▶ _Data to use_
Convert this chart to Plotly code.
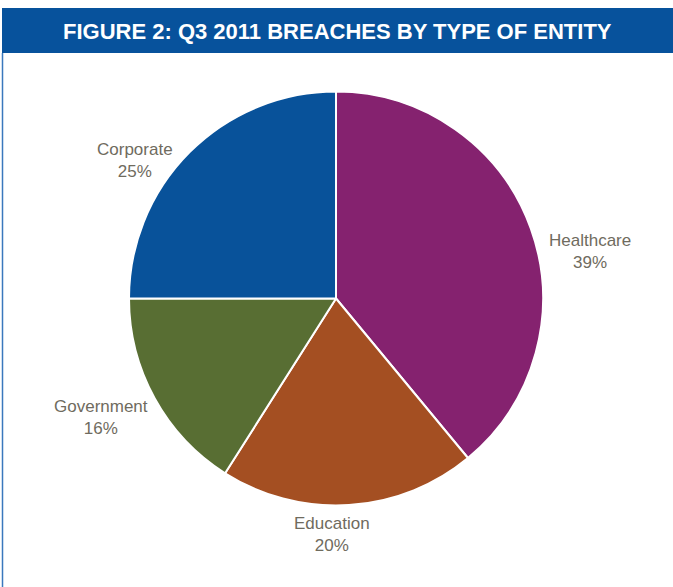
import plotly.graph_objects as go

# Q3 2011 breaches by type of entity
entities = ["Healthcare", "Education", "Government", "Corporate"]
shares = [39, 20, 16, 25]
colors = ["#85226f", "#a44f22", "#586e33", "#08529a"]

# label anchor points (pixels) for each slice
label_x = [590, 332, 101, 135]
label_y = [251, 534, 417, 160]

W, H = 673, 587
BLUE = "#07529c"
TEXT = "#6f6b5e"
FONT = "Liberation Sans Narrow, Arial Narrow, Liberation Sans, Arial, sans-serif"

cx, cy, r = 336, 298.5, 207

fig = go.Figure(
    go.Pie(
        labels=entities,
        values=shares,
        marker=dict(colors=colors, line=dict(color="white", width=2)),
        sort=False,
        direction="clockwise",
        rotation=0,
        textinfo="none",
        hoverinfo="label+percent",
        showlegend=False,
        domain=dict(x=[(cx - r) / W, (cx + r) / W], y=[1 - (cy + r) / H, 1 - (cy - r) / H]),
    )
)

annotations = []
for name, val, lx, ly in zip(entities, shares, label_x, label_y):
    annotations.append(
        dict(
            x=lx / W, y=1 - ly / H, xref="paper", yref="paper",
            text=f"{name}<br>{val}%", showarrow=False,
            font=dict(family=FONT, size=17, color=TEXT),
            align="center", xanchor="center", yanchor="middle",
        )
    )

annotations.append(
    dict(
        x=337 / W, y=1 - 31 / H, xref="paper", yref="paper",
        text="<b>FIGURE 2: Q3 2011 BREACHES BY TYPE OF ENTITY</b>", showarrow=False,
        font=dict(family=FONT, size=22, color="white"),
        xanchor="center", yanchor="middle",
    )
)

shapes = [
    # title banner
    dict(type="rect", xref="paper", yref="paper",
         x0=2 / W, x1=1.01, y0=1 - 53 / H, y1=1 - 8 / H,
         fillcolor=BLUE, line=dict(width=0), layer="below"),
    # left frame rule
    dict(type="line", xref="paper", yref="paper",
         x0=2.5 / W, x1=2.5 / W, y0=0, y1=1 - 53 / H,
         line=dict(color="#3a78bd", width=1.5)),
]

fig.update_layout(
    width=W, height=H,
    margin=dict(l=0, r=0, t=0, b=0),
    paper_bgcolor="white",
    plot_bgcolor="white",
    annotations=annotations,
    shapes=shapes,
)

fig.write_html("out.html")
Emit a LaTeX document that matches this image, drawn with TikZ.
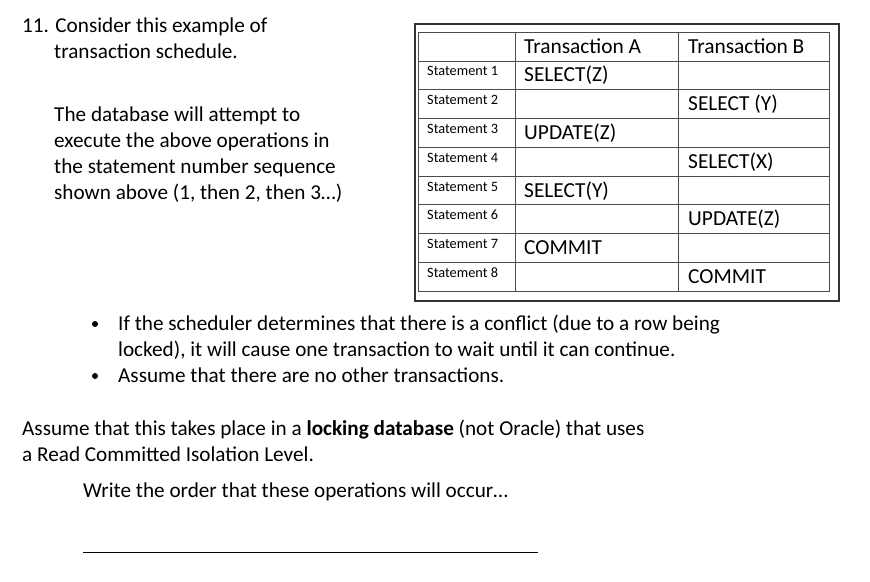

▶ _Set problem_
Search the records above for "this". Copy each line where it is found.

▶ _Exercise result_
Convert this chart to Plotly code.
Emit a LaTeX document that matches this image, drawn with TikZ.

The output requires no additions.